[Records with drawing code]
........
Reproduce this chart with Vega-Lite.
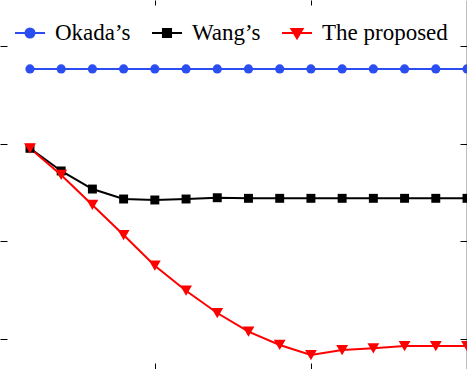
{
  "$schema": "https://vega.github.io/schema/vega-lite/v6.json",
  "width": 467,
  "height": 369,
  "padding": 0,
  "autosize": {"type": "none"},
  "background": "white",
  "config": {
    "view": {"stroke": null},
    "axis": {"labels": false, "title": null, "grid": false, "tickColor": "black", "tickWidth": 1, "domainColor": "black", "domainWidth": 1.5}
  },
  "data": {"values": [
    {"x": 1, "y": 3.764, "s": "Okada’s"}, {"x": 2, "y": 3.764, "s": "Okada’s"}, {"x": 3, "y": 3.764, "s": "Okada’s"},
    {"x": 4, "y": 3.764, "s": "Okada’s"}, {"x": 5, "y": 3.764, "s": "Okada’s"}, {"x": 6, "y": 3.764, "s": "Okada’s"},
    {"x": 7, "y": 3.764, "s": "Okada’s"}, {"x": 8, "y": 3.764, "s": "Okada’s"}, {"x": 9, "y": 3.764, "s": "Okada’s"},
    {"x": 10, "y": 3.764, "s": "Okada’s"}, {"x": 11, "y": 3.764, "s": "Okada’s"}, {"x": 12, "y": 3.764, "s": "Okada’s"},
    {"x": 13, "y": 3.764, "s": "Okada’s"}, {"x": 14, "y": 3.764, "s": "Okada’s"}, {"x": 15, "y": 3.764, "s": "Okada’s"},
    {"x": 1, "y": 2.952, "s": "Wang’s"}, {"x": 2, "y": 2.72, "s": "Wang’s"}, {"x": 3, "y": 2.535, "s": "Wang’s"},
    {"x": 4, "y": 2.433, "s": "Wang’s"}, {"x": 5, "y": 2.423, "s": "Wang’s"}, {"x": 6, "y": 2.433, "s": "Wang’s"},
    {"x": 7, "y": 2.446, "s": "Wang’s"}, {"x": 8, "y": 2.44, "s": "Wang’s"}, {"x": 9, "y": 2.44, "s": "Wang’s"},
    {"x": 10, "y": 2.44, "s": "Wang’s"}, {"x": 11, "y": 2.44, "s": "Wang’s"}, {"x": 12, "y": 2.44, "s": "Wang’s"},
    {"x": 13, "y": 2.44, "s": "Wang’s"}, {"x": 14, "y": 2.44, "s": "Wang’s"}, {"x": 15, "y": 2.44, "s": "Wang’s"},
    {"x": 1, "y": 2.952, "s": "The proposed"}, {"x": 2, "y": 2.679, "s": "The proposed"}, {"x": 3, "y": 2.372, "s": "The proposed"},
    {"x": 4, "y": 2.064, "s": "The proposed"}, {"x": 5, "y": 1.75, "s": "The proposed"}, {"x": 6, "y": 1.494, "s": "The proposed"},
    {"x": 7, "y": 1.266, "s": "The proposed"}, {"x": 8, "y": 1.075, "s": "The proposed"}, {"x": 9, "y": 0.939, "s": "The proposed"},
    {"x": 10, "y": 0.836, "s": "The proposed"}, {"x": 11, "y": 0.887, "s": "The proposed"}, {"x": 12, "y": 0.905, "s": "The proposed"},
    {"x": 13, "y": 0.928, "s": "The proposed"}, {"x": 14, "y": 0.928, "s": "The proposed"}, {"x": 15, "y": 0.928, "s": "The proposed"}
  ]},
  "layer": [
    {
      "mark": {"type": "line", "strokeWidth": 2},
      "encoding": {
        "x": {"field": "x", "type": "quantitative", "scale": {"domain": [0.04, 15], "nice": false, "zero": false},
              "axis": {"orient": "bottom", "values": [5, 10], "tickSize": -6, "domain": false}},
        "y": {"field": "y", "type": "quantitative", "scale": {"domain": [0.693, 4.47], "nice": false, "zero": false},
              "axis": {"orient": "left", "values": [1, 2, 3, 4], "tickSize": -7, "domain": false}},
        "stroke": {"field": "s", "type": "nominal", "scale": {"domain": ["Okada’s", "Wang’s", "The proposed"], "range": ["#2b4ef0", "#000000", "#ff0000"]}}
      }
    },
    {
      "transform": [{"filter": "false"}],
      "mark": {"type": "point", "filled": true, "opacity": 1, "strokeWidth": 2},
      "encoding": {
        "x": {"field": "x", "type": "quantitative", "scale": {"domain": [0.04, 15], "nice": false, "zero": false}, "axis": null},
        "y": {"field": "y", "type": "quantitative", "scale": {"domain": [0.693, 4.47], "nice": false, "zero": false}, "axis": null},
        "stroke": {"field": "s", "type": "nominal", "scale": {"domain": ["Okada’s", "Wang’s", "The proposed"], "range": ["#2b4ef0", "#000000", "#ff0000"]}},
        "color": {"field": "s", "type": "nominal", "scale": {"domain": ["Okada’s", "Wang’s", "The proposed"], "range": ["#2b4ef0", "#000000", "#ff0000"]}},
        "shape": {"field": "s", "type": "nominal",
          "scale": {"domain": ["Okada’s", "Wang’s", "The proposed"],
                    "range": ["M-1,0H1M-0.3,0A0.3,0.3 0 1,0 0.3,0A0.3,0.3 0 1,0 -0.3,0Z", "M-1,0H1M-0.27,-0.27H0.27V0.27H-0.27Z", "M-1,0H1M-0.37,-0.27H0.37L0,0.35Z"]},
          "legend": {
            "title": null, "orient": "none", "legendX": 14, "legendY": 17, "direction": "horizontal",
            "padding": 0, "columnPadding": 17, "labelOffset": 9,
            "labelFont": "Liberation Serif", "labelFontSize": 23, "labelColor": "black",
            "symbolSize": 900, "symbolStrokeWidth": 2, "symbolOpacity": 1
          }
        }
      }
    },
    {
      "transform": [{"filter": {"field": "s", "equal": "Okada’s"}}],
      "mark": {"type": "point", "filled": true, "opacity": 1, "shape": "circle", "size": 85, "color": "#2b4ef0"},
      "encoding": {
        "x": {"field": "x", "type": "quantitative", "scale": {"domain": [0.04, 15], "nice": false, "zero": false},
              "axis": {"orient": "top", "values": [5, 10], "tickSize": -5, "domain": false}},
        "y": {"field": "y", "type": "quantitative", "scale": {"domain": [0.693, 4.47], "nice": false, "zero": false},
              "axis": {"orient": "right", "values": [1, 2, 3, 4], "tickSize": -7, "domain": true}}
      }
    },
    {
      "transform": [{"filter": {"field": "s", "equal": "Wang’s"}}],
      "mark": {"type": "point", "filled": true, "opacity": 1, "shape": "square", "size": 80, "color": "#000000"},
      "encoding": {
        "x": {"field": "x", "type": "quantitative", "scale": {"domain": [0.04, 15], "nice": false, "zero": false}, "axis": null},
        "y": {"field": "y", "type": "quantitative", "scale": {"domain": [0.693, 4.47], "nice": false, "zero": false}, "axis": null}
      }
    },
    {
      "transform": [{"filter": {"field": "s", "equal": "The proposed"}}],
      "mark": {"type": "point", "filled": true, "opacity": 1, "shape": "triangle-down", "size": 140, "color": "#ff0000"},
      "encoding": {
        "x": {"field": "x", "type": "quantitative", "scale": {"domain": [0.04, 15], "nice": false, "zero": false}, "axis": null},
        "y": {"field": "y", "type": "quantitative", "scale": {"domain": [0.693, 4.47], "nice": false, "zero": false}, "axis": null}
      }
    }
  ],
  "resolve": {"axis": {"x": "independent", "y": "independent"}}
}
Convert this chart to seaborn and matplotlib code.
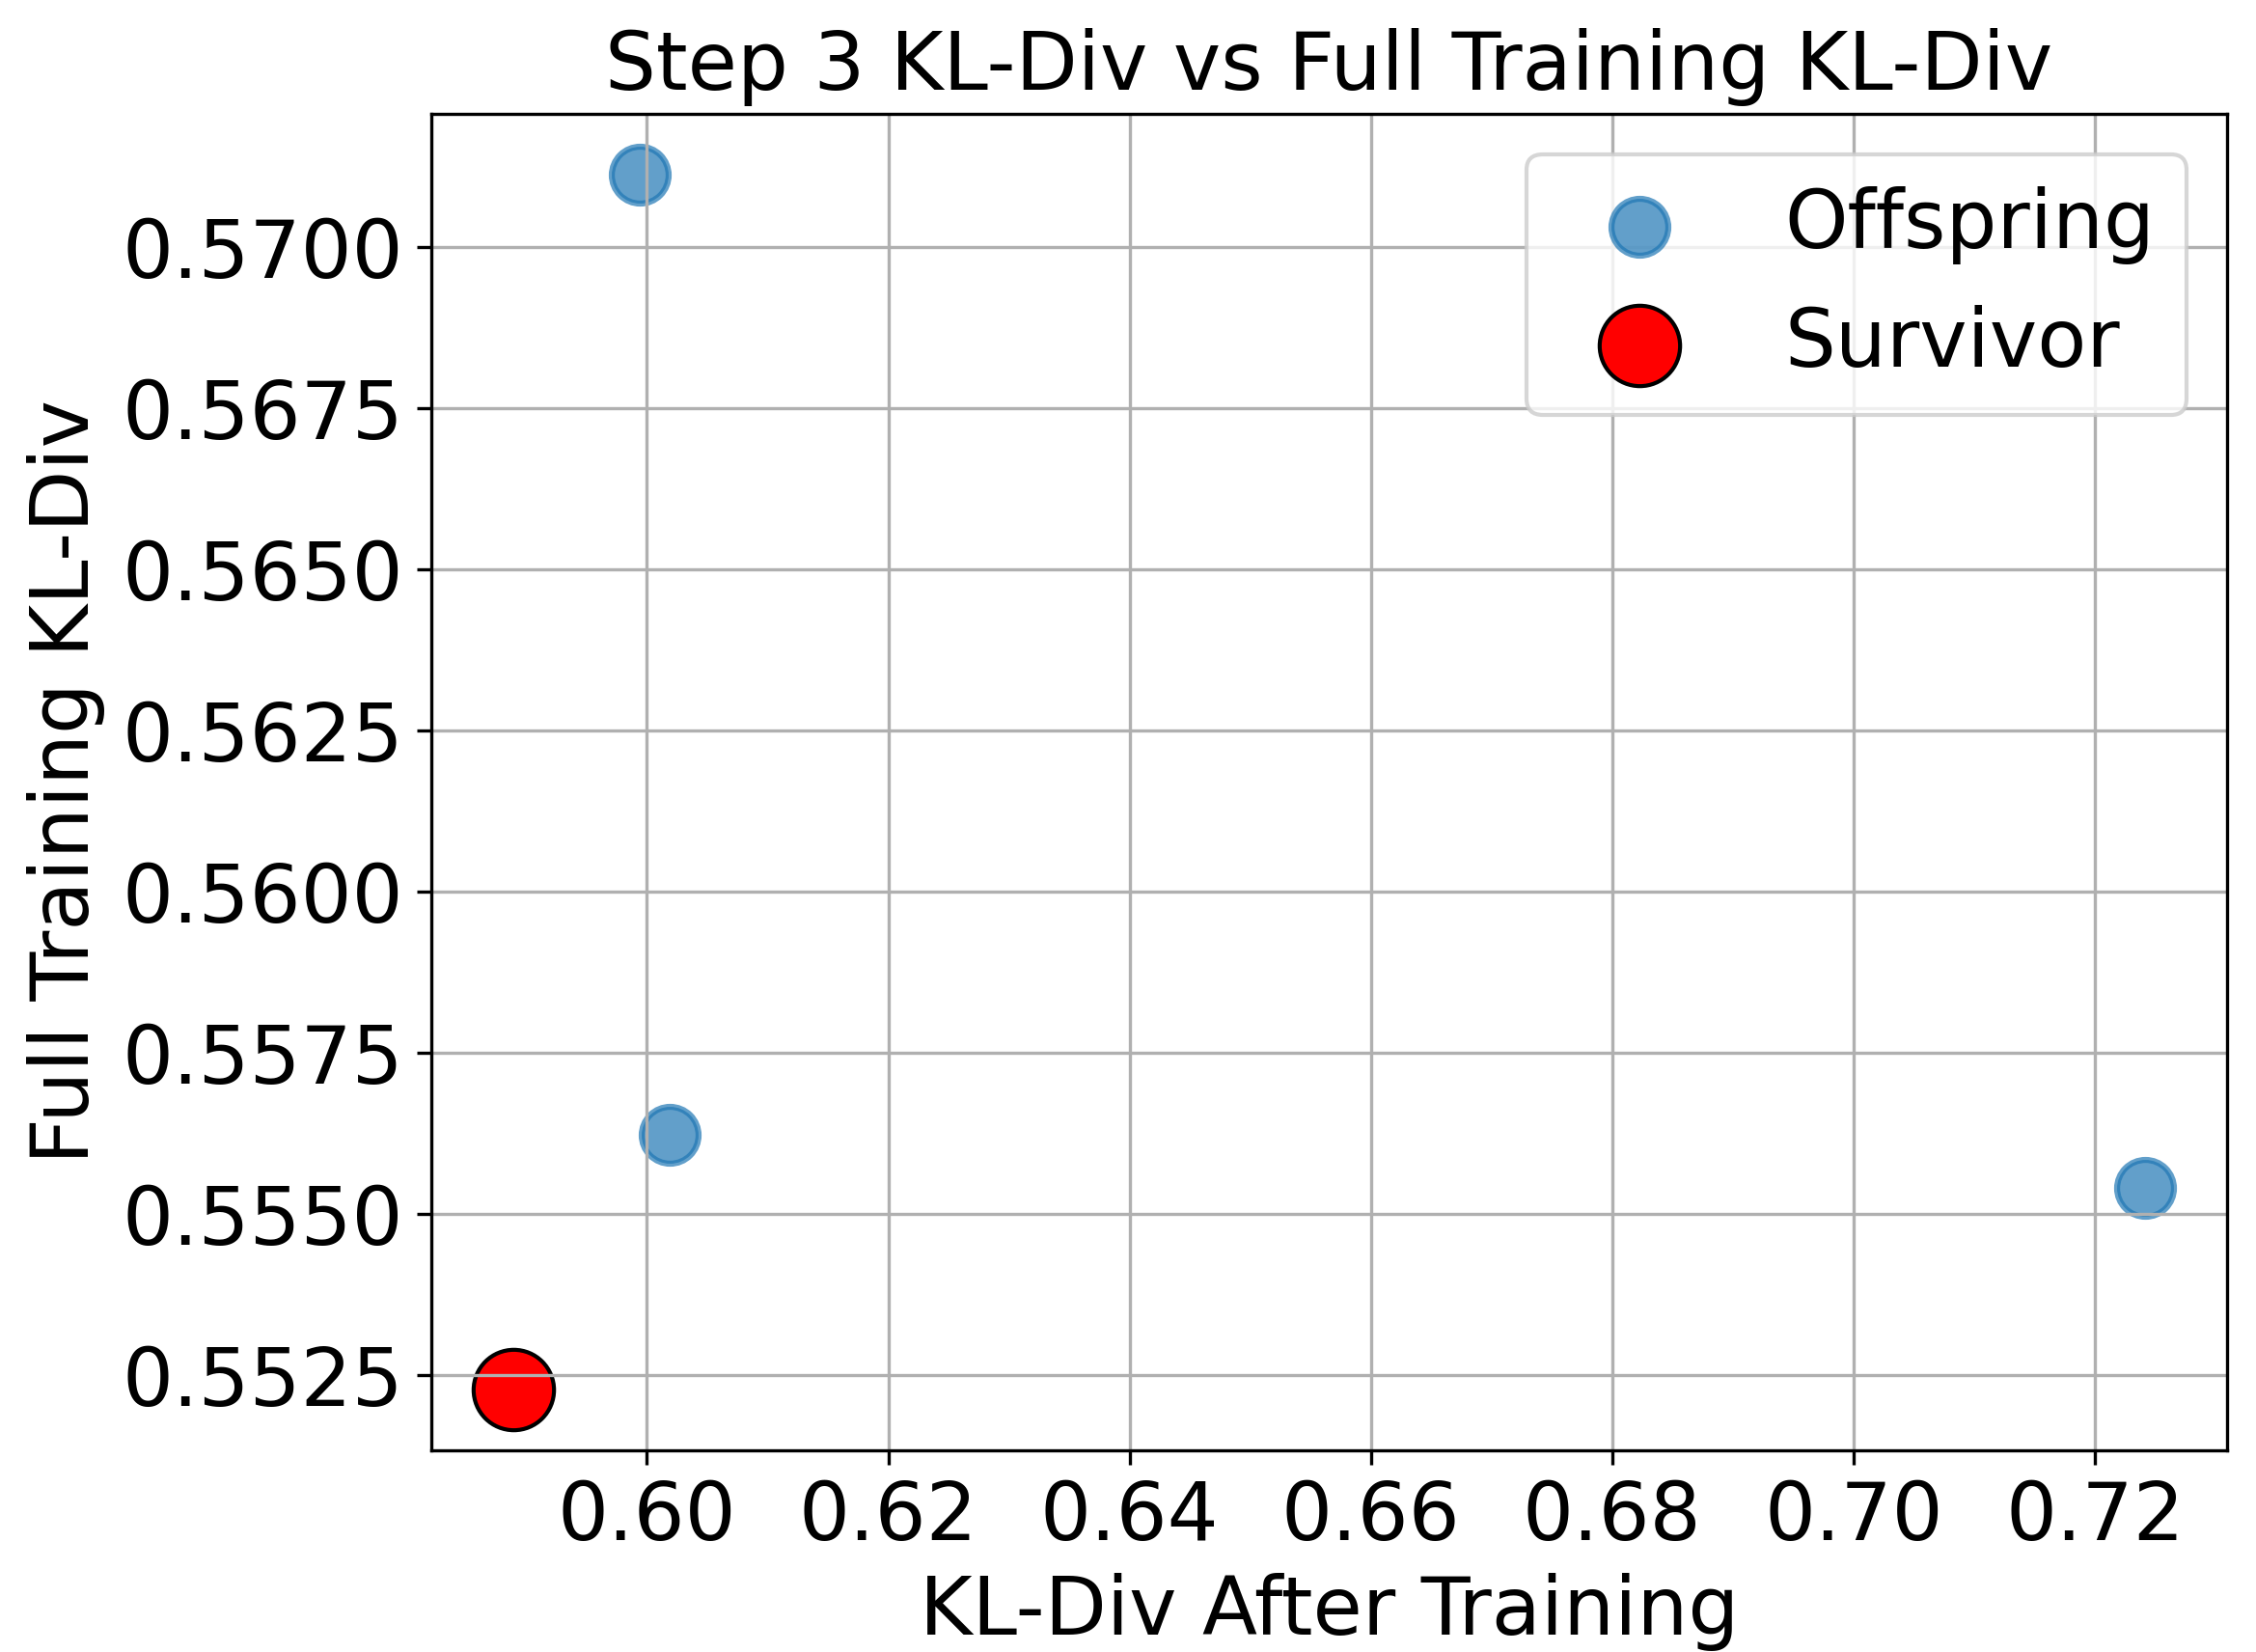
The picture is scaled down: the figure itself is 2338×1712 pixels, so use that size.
import matplotlib
matplotlib.use("Agg")
import matplotlib.pyplot as plt
import seaborn as sns
import pandas as pd

# values
offspring_kl_after = [0.5994, 0.6019, 0.7242]
offspring_full_kl = [0.57112, 0.55623, 0.55540]
survivor_kl_after = [0.5889]
survivor_full_kl = [0.55228]

off = pd.DataFrame({'after': offspring_kl_after, 'full': offspring_full_kl})
surv = pd.DataFrame({'after': survivor_kl_after, 'full': survivor_full_kl})

fig, ax = plt.subplots(figsize=(2338/300, 1712/300), dpi=300)
sns.scatterplot(data=off, x='after', y='full', ax=ax, s=200, alpha=0.7,
                color='#1f77b4', edgecolor='face', linewidth=1.5, label='Offspring')
sns.scatterplot(data=surv, x='after', y='full', ax=ax, s=400, color='red',
                edgecolor='black', linewidth=1.0, label='Survivor')

ax.set_title('Step 3 KL-Div vs Full Training KL-Div', fontsize=20)
ax.set_xlabel('KL-Div After Training', fontsize=20)
ax.set_ylabel('Full Training KL-Div', fontsize=20)
ax.tick_params(labelsize=20)
ax.xaxis.set_major_locator(matplotlib.ticker.MultipleLocator(0.02))
ax.yaxis.set_major_locator(matplotlib.ticker.MultipleLocator(0.0025))
ax.yaxis.set_major_formatter(matplotlib.ticker.FormatStrFormatter('%.4f'))
ax.xaxis.set_major_formatter(matplotlib.ticker.FormatStrFormatter('%.2f'))
ax.grid(True)
ax.legend(fontsize=20, loc='upper right')

fig.subplots_adjust(left=0.1912, right=0.9872, top=0.9311, bottom=0.1221)
fig.savefig('out.png', dpi=300)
........
> [REQUIREMENTS] Above this task is a listing with pictures in it. Retype only the lines from the one containing "Convert this chart" through the one containing "import pandas as pd", both included, and not the pictures.

> [OUTPUT OF THE TASK]
Convert this chart to seaborn and matplotlib code.
The picture is scaled down: the figure itself is 2338×1712 pixels, so use that size.
import matplotlib
matplotlib.use("Agg")
import matplotlib.pyplot as plt
import seaborn as sns
import pandas as pd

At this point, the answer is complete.